▶ [EXERCISE] Retype, please, the listing from its opening line through the line that contains "12, 13, 14]", both included, without the pictures.
— start PROVIDED MATERIAL —
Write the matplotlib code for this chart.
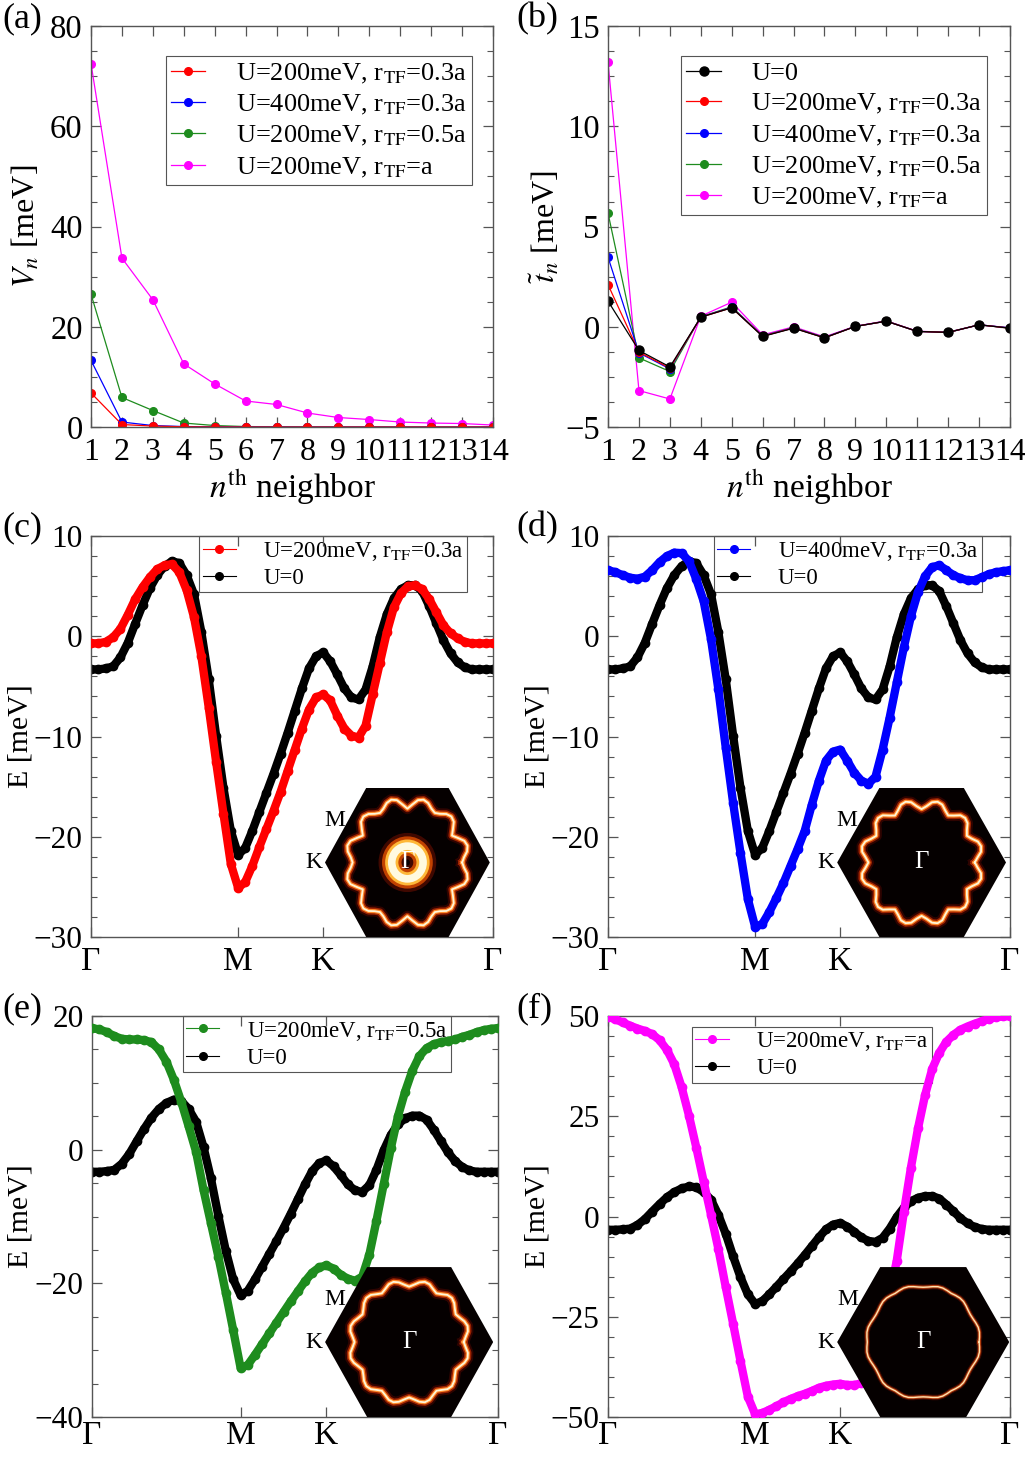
import numpy as np
import matplotlib.pyplot as plt
from matplotlib.lines import Line2D
from matplotlib.patches import Polygon, Circle
from matplotlib.ticker import MultipleLocator, AutoMinorLocator

plt.rcParams['font.family'] = ['Liberation Serif', 'DejaVu Serif']
plt.rcParams['mathtext.fontset'] = 'stix'

RED, BLUE, GREEN, MAGENTA, BLACK = '#ff0000', '#0000ff', '#1e8c1e', '#ff00ff', '#000000'
FRAME = '#555555'

# ---- panels (a), (b): effective couplings vs neighbour index
neighbor = [1, 2, 3, 4, 5, 6, 7, 8, 9, 10, 11, 12, 13, 14]

V_red = [6.8, 0.5, 0.2, 0.05, 0.02, 0.01, 0, 0, 0, 0, 0, 0, 0, 0]
V_blue = [13.3, 1.0, 0.3, 0.1, 0.05, 0.02, 0.01, 0, 0, 0, 0, 0, 0, 0]
V_green = [26.5, 5.9, 3.3, 0.8, 0.3, 0.1, 0.05, 0.03, 0.02, 0.01, 0, 0, 0, 0]
V_magenta = [72.5, 33.7, 25.4, 12.6, 8.6, 5.2, 4.5, 2.8, 1.9, 1.5, 1.0, 0.8, 0.7, 0.4]

t_u0 = [1.28, -1.18, -2.0, 0.48, 0.95, -0.48, -0.07, -0.55, 0.02, 0.28, -0.23, -0.28, 0.1, -0.07]
t_red = [2.1, -1.26, -2.06, 0.48, 0.95, -0.47, -0.06, -0.55, 0.02, 0.28, -0.23, -0.28, 0.1, -0.07]
t_blue = [3.47, -1.3, -2.1, 0.49, 0.97, -0.46, -0.05, -0.54, 0.02, 0.28, -0.23, -0.28, 0.1, -0.06]
t_green = [5.67, -1.55, -2.23, 0.5, 1.0, -0.45, -0.04, -0.53, 0.02, 0.29, -0.23, -0.27, 0.1, -0.06]
t_magenta = [13.2, -3.18, -3.6, 0.53, 1.23, -0.4, 0.0, -0.5, 0.03, 0.3, -0.22, -0.27, 0.1, -0.05]

lab_red = 'U=200meV, r$_{\\mathrm{TF}}$=0.3a'
lab_blue = 'U=400meV, r$_{\\mathrm{TF}}$=0.3a'
lab_green = 'U=200meV, r$_{\\mathrm{TF}}$=0.5a'
lab_magenta = 'U=200meV, r$_{\\mathrm{TF}}$=a'
lab_u0 = 'U=0'

# ---- panels (c)-(f): bands along Gamma-M-K-Gamma
kG, kM, kK, kG2 = 0.0, 1.0, 1 + 1 / np.sqrt(3), 1 + np.sqrt(3)
k_path = np.concatenate([np.linspace(kG, kM, 21), np.linspace(kM, kK, 13)[1:],
                         np.linspace(kK, kG2, 25)[1:]])
k_labels = ['Γ', 'M', 'K', 'Γ']

E_u0 = [-3.3, -3.3, -3.2, -3.0, -2.1, -0.65, 1.25, 3.1, 4.8, 6.1, 7.0, 7.5, 7.3, 6.1, 4.2, 0.4,
        -4.3, -9.9, -15.1, -19.4, -21.8,
        -21.1, -19.4, -17.5, -15.6, -13.7, -11.7, -9.6, -7.4, -5.2, -3.2, -2.0, -1.6,
        -2.5, -3.8, -5.2, -6.1, -6.3, -5.3, -3.0, -0.1, 2.2, 3.8, 4.7, 5.1, 5.1, 4.5, 3.0, 1.3,
        -0.4, -1.7, -2.6, -3.1, -3.3, -3.3, -3.3, -3.3]
E_red = [-0.7, -0.7, -0.55, -0.1, 0.75, 2.15, 3.7, 4.9, 5.9, 6.7, 7.1, 7.2, 6.4, 4.6, 1.9, -2.0,
         -7.1, -12.5, -17.7, -22.7, -25.1,
         -24.5, -22.9, -21.0, -19.2, -17.4, -15.5, -13.4, -11.3, -9.2, -7.3, -6.1, -5.8,
         -6.4, -7.9, -9.2, -9.9, -10.1, -8.9, -5.8, -2.7, 0.4, 2.9, 4.3, 5.0, 5.1, 4.7, 3.7, 2.4,
         1.1, 0.3, -0.2, -0.55, -0.7, -0.7, -0.7, -0.7]
E_blue = [6.6, 6.4, 6.1, 5.85, 5.75, 5.95, 6.6, 7.4, 8.0, 8.35, 8.3, 7.5, 5.7, 3.5, -0.3, -5.3,
          -11.1, -16.6, -21.6, -26.2, -29.0,
          -28.7, -27.5, -26.1, -24.6, -22.9, -21.2, -19.4, -16.8, -14.4, -12.4, -11.5, -11.3,
          -12.4, -13.6, -14.4, -14.7, -14.0, -11.3, -8.1, -4.6, -1.1, 2.0, 4.4, 6.0, 6.9, 7.1, 6.6,
          6.1, 5.8, 5.6, 5.6, 5.9, 6.2, 6.4, 6.5, 6.6]
E_green = [18.2, 18.0, 17.6, 17.0, 16.6, 16.5, 16.5, 16.4, 16.1, 15.0, 13.2, 10.5, 7.2, 3.5, -0.3,
           -6.0, -11.0, -16.0, -21.4, -27.0, -32.7,
           -32.2, -30.7, -29.1, -27.5, -25.9, -24.3, -22.7, -21.2, -19.7, -18.4, -17.6, -17.3,
           -17.8, -18.7, -19.3, -19.6, -19.0, -15.7, -10.6, -5.2, 0.2, 5.0, 8.7, 11.8, 14.0, 15.2,
           15.8, 16.1, 16.3, 16.5, 16.9, 17.2, 17.6, 17.9, 18.1, 18.2]
E_magenta = [49.8, 49.2, 48.4, 47.6, 46.9, 46.3, 45.5, 44.0, 41.6, 38.0, 32.3, 25.2, 17.2, 8.7,
             0.4, -8.1, -17.6, -26.7, -36.0, -44.9, -49.3,
             -49.0, -48.2, -47.3, -46.3, -45.5, -44.8, -44.2, -43.5, -42.7, -42.2, -41.9, -41.7,
             -42.0, -42.0, -41.6, -40.0, -35.5, -28.0, -19.5, -11.0, 1.1, 12.2, 22.0, 30.3, 36.8,
             40.8, 43.6, 45.3, 46.6, 47.4, 48.1, 48.7, 49.3, 49.7, 49.9, 50.0]

# ---- Fermi-surface insets: radius (in units of |GK|) vs angle from the K direction
fs_angle = [0, 5, 10, 15, 20, 25, 30]
fs_c = [0.665, 0.69, 0.735, 0.755, 0.735, 0.675, 0.625]
fs_c_ring = 0.19
fs_d = [0.63, 0.665, 0.715, 0.73, 0.71, 0.655, 0.62]
fs_e = [0.65, 0.675, 0.71, 0.72, 0.70, 0.665, 0.64]
fs_f = [0.650, 0.657, 0.664, 0.662, 0.650, 0.638, 0.633]


def fs_curve(radii):
    a = np.array(fs_angle, float)
    r = np.array(radii, float)
    a60 = np.concatenate([a, 60 - a[::-1][1:]])
    r60 = np.concatenate([r, r[::-1][1:]])
    ang = np.concatenate([a60[:-1] + 60 * m for m in range(6)] + [[360.0]])
    rad = np.concatenate([r60[:-1]] * 6 + [[r60[0]]])
    th = np.deg2rad(ang)
    return rad * np.cos(th), rad * np.sin(th)


def style_axes(ax, ysize=23.5):
    for s in ax.spines.values():
        s.set_color(FRAME)
        s.set_linewidth(1.0)
    ax.tick_params(which='both', direction='in', top=True, right=True, color=FRAME)
    ax.tick_params(which='major', length=7, width=0.9)
    ax.tick_params(which='minor', length=4, width=0.8)
    ax.tick_params(axis='y', pad=6, labelsize=ysize)
    ax.tick_params(axis='x', pad=8, labelsize=23)


def add_inset(ax, box, radii, ring=False, thin=False):
    iax = ax.inset_axes(box)
    iax.set_xlim(-1, 1)
    iax.set_ylim(-np.sqrt(3) / 2, np.sqrt(3) / 2)
    iax.axis('off')
    h = np.sqrt(3) / 2
    hexagon = [(1, 0), (0.5, h), (-0.5, h), (-1, 0), (-0.5, -h), (0.5, -h)]
    iax.add_patch(Polygon(hexagon, closed=True, fc='#050000', ec='none'))
    x, y = fs_curve(radii)
    if thin:
        layers = [(4.0, '#5a0c00', 0.6), (2.4, '#c0420e', 0.9), (1.0, '#ffe2b0', 1.0)]
    else:
        layers = [(8.0, '#4a0600', 0.6), (5.2, '#b02800', 0.85), (3.0, '#ff8a2a', 1.0),
                  (1.3, '#fff6d8', 1.0)]
    for lw, c, al in layers:
        iax.plot(x, y, color=c, lw=lw, alpha=al, solid_joinstyle='round')
    if ring:
        for lw, c, al in [(19, '#5a0c00', 0.7), (14, '#d04800', 0.9), (9.5, '#ffb838', 1.0),
                          (5.5, '#fffae0', 1.0)]:
            iax.add_patch(Circle((0, 0), fs_c_ring, fill=False, ec=c, lw=lw, alpha=al))
    iax.text(-1.03, 0, 'K', ha='right', va='center', fontsize=17, clip_on=False)
    iax.text(-0.76, 0.49, 'M', ha='right', va='center', fontsize=17, clip_on=False)
    iax.text(0, 0, 'Γ', ha='center', va='center', fontsize=18, color='white')


def band_panel(ax, E, col, lab, ylim, major, nminor, anchor, box, radii, ylab_x, kpad,
               ring=False, thin=False):
    ax.plot(k_path, E_u0, '-o', color=BLACK, lw=6.0, ms=6.0, solid_capstyle='round', zorder=2)
    ax.plot(k_path, E, '-o', color=col, lw=6.0, ms=6.0, solid_capstyle='round', zorder=3)
    ax.set_xlim(kG, kG2)
    ax.set_ylim(*ylim)
    ax.set_xticks([kG, kM, kK, kG2])
    ax.set_xticklabels(k_labels)
    ax.yaxis.set_major_locator(MultipleLocator(major))
    ax.yaxis.set_minor_locator(AutoMinorLocator(nminor))
    style_axes(ax, ysize=22.5)
    ax.tick_params(axis='x', labelsize=24, pad=kpad)
    ax.set_ylabel('E [meV]', fontsize=21.5)
    ax.yaxis.set_label_coords(ylab_x, 0.5)
    handles = [Line2D([], [], color=col, lw=0.8, marker='o', ms=5.5),
               Line2D([], [], color=BLACK, lw=0.8, marker='o', ms=5.5)]
    leg = ax.legend(handles, [lab, lab_u0], loc='upper left', bbox_to_anchor=anchor,
                    fontsize=16.5, frameon=True, fancybox=False, edgecolor=FRAME,
                    framealpha=1, borderaxespad=0, handlelength=1.45, handletextpad=1.2,
                    labelspacing=0.22, borderpad=0.15)
    leg.get_frame().set_linewidth(0.8)
    leg.set_zorder(1)
    add_inset(ax, box, radii, ring=ring, thin=thin)


fig = plt.figure(figsize=(10.25, 14.58), dpi=100)

# (a)
ax = fig.add_axes([0.0888, 0.7071, 0.3922, 0.2750])
series_a = [(V_magenta, MAGENTA, lab_magenta), (V_green, GREEN, lab_green),
            (V_blue, BLUE, lab_blue), (V_red, RED, lab_red)]
lines = {}
for vals, col, lab in series_a:
    lines[lab], = ax.plot(neighbor, vals, '-o', color=col, lw=0.9, ms=5.5, label=lab)
ax.set_xlim(1, 14)
ax.set_ylim(0, 80)
ax.set_xticks(neighbor)
ax.yaxis.set_major_locator(MultipleLocator(20))
ax.yaxis.set_minor_locator(AutoMinorLocator(4))
style_axes(ax)
ax.set_xlabel('$n^{\\mathrm{th}}$ neighbor', fontsize=24, labelpad=0)
ax.set_ylabel('$V_n$ [meV]', fontsize=23)
ax.yaxis.set_label_coords(-0.122, 0.5)
order = [lab_red, lab_blue, lab_green, lab_magenta]
leg = ax.legend([lines[l] for l in order], order, loc='upper left', bbox_to_anchor=(0.186, 0.925),
                fontsize=19, fancybox=False, edgecolor=FRAME, framealpha=1, borderaxespad=0,
                handlelength=1.3, handletextpad=1.15, labelspacing=0.27, borderpad=0.2)
leg.get_frame().set_linewidth(0.8)

# (b)
ax = fig.add_axes([0.5932, 0.7071, 0.3922, 0.2750])
series_b = [(t_magenta, MAGENTA, lab_magenta), (t_green, GREEN, lab_green),
            (t_blue, BLUE, lab_blue), (t_red, RED, lab_red), (t_u0, BLACK, lab_u0)]
lines = {}
for vals, col, lab in series_b:
    lines[lab], = ax.plot(neighbor, vals, '-o', color=col, lw=0.9, ms=5.5 if col != BLACK else 6.5,
                          label=lab)
ax.set_xlim(1, 14)
ax.set_ylim(-5, 15)
ax.set_xticks(neighbor)
ax.yaxis.set_major_locator(MultipleLocator(5))
ax.yaxis.set_minor_locator(AutoMinorLocator(4))
style_axes(ax)
ax.set_xlabel('$n^{\\mathrm{th}}$ neighbor', fontsize=24, labelpad=0)
ax.set_ylabel('$\\tilde{t}_n$ [meV]', fontsize=23)
ax.yaxis.set_label_coords(-0.114, 0.5)
order = [lab_u0, lab_red, lab_blue, lab_green, lab_magenta]
leg = ax.legend([lines[l] for l in order], order, loc='upper left', bbox_to_anchor=(0.182, 0.925),
                fontsize=19, fancybox=False, edgecolor=FRAME, framealpha=1, borderaxespad=0,
                handlelength=1.3, handletextpad=1.15, labelspacing=0.27, borderpad=0.2)
leg.get_frame().set_linewidth(0.8)

# (c)-(f)
ax = fig.add_axes([0.0888, 0.3573, 0.3922, 0.2750])
band_panel(ax, E_red, RED, lab_red, (-30, 10), 10, 5, (0.269, 1.0),
           [0.582, 0.0, 0.41, 0.372], fs_c, -0.143, 7, ring=True)
ax = fig.add_axes([0.5932, 0.3573, 0.3922, 0.2750])
band_panel(ax, E_blue, BLUE, lab_blue, (-30, 10), 10, 5, (0.263, 1.0),
           [0.570, 0.0, 0.42, 0.372], fs_d, -0.143, 7)
ax = fig.add_axes([0.0898, 0.0281, 0.3961, 0.2750])
band_panel(ax, E_green, GREEN, lab_green, (-40, 20), 20, 4, (0.223, 1.0),
           [0.574, 0.0, 0.414, 0.374], fs_e, -0.144, 2.5)
ax = fig.add_axes([0.5932, 0.0281, 0.3922, 0.2750])
band_panel(ax, E_magenta, MAGENTA, lab_magenta, (-50, 50), 25, 5, (0.209, 0.973),
           [0.570, 0.0, 0.428, 0.374], fs_f, -0.143, 2.5, thin=True)

for lab, xp, yp in [('(a)', 2, 2), ('(b)', 516, 2), ('(c)', 2, 511), ('(d)', 516, 511),
                    ('(e)', 2, 992), ('(f)', 516, 992)]:
    fig.text(xp / 1025, 1 - yp / 1458, lab, ha='left', va='top', fontsize=26)

fig.savefig('out.png', dpi=100)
— end PROVIDED MATERIAL —
▶ [COMPLETED EXERCISE]
Write the matplotlib code for this chart.
import numpy as np
import matplotlib.pyplot as plt
from matplotlib.lines import Line2D
from matplotlib.patches import Polygon, Circle
from matplotlib.ticker import MultipleLocator, AutoMinorLocator

plt.rcParams['font.family'] = ['Liberation Serif', 'DejaVu Serif']
plt.rcParams['mathtext.fontset'] = 'stix'

RED, BLUE, GREEN, MAGENTA, BLACK = '#ff0000', '#0000ff', '#1e8c1e', '#ff00ff', '#000000'
FRAME = '#555555'

# ---- panels (a), (b): effective couplings vs neighbour index
neighbor = [1, 2, 3, 4, 5, 6, 7, 8, 9, 10, 11, 12, 13, 14]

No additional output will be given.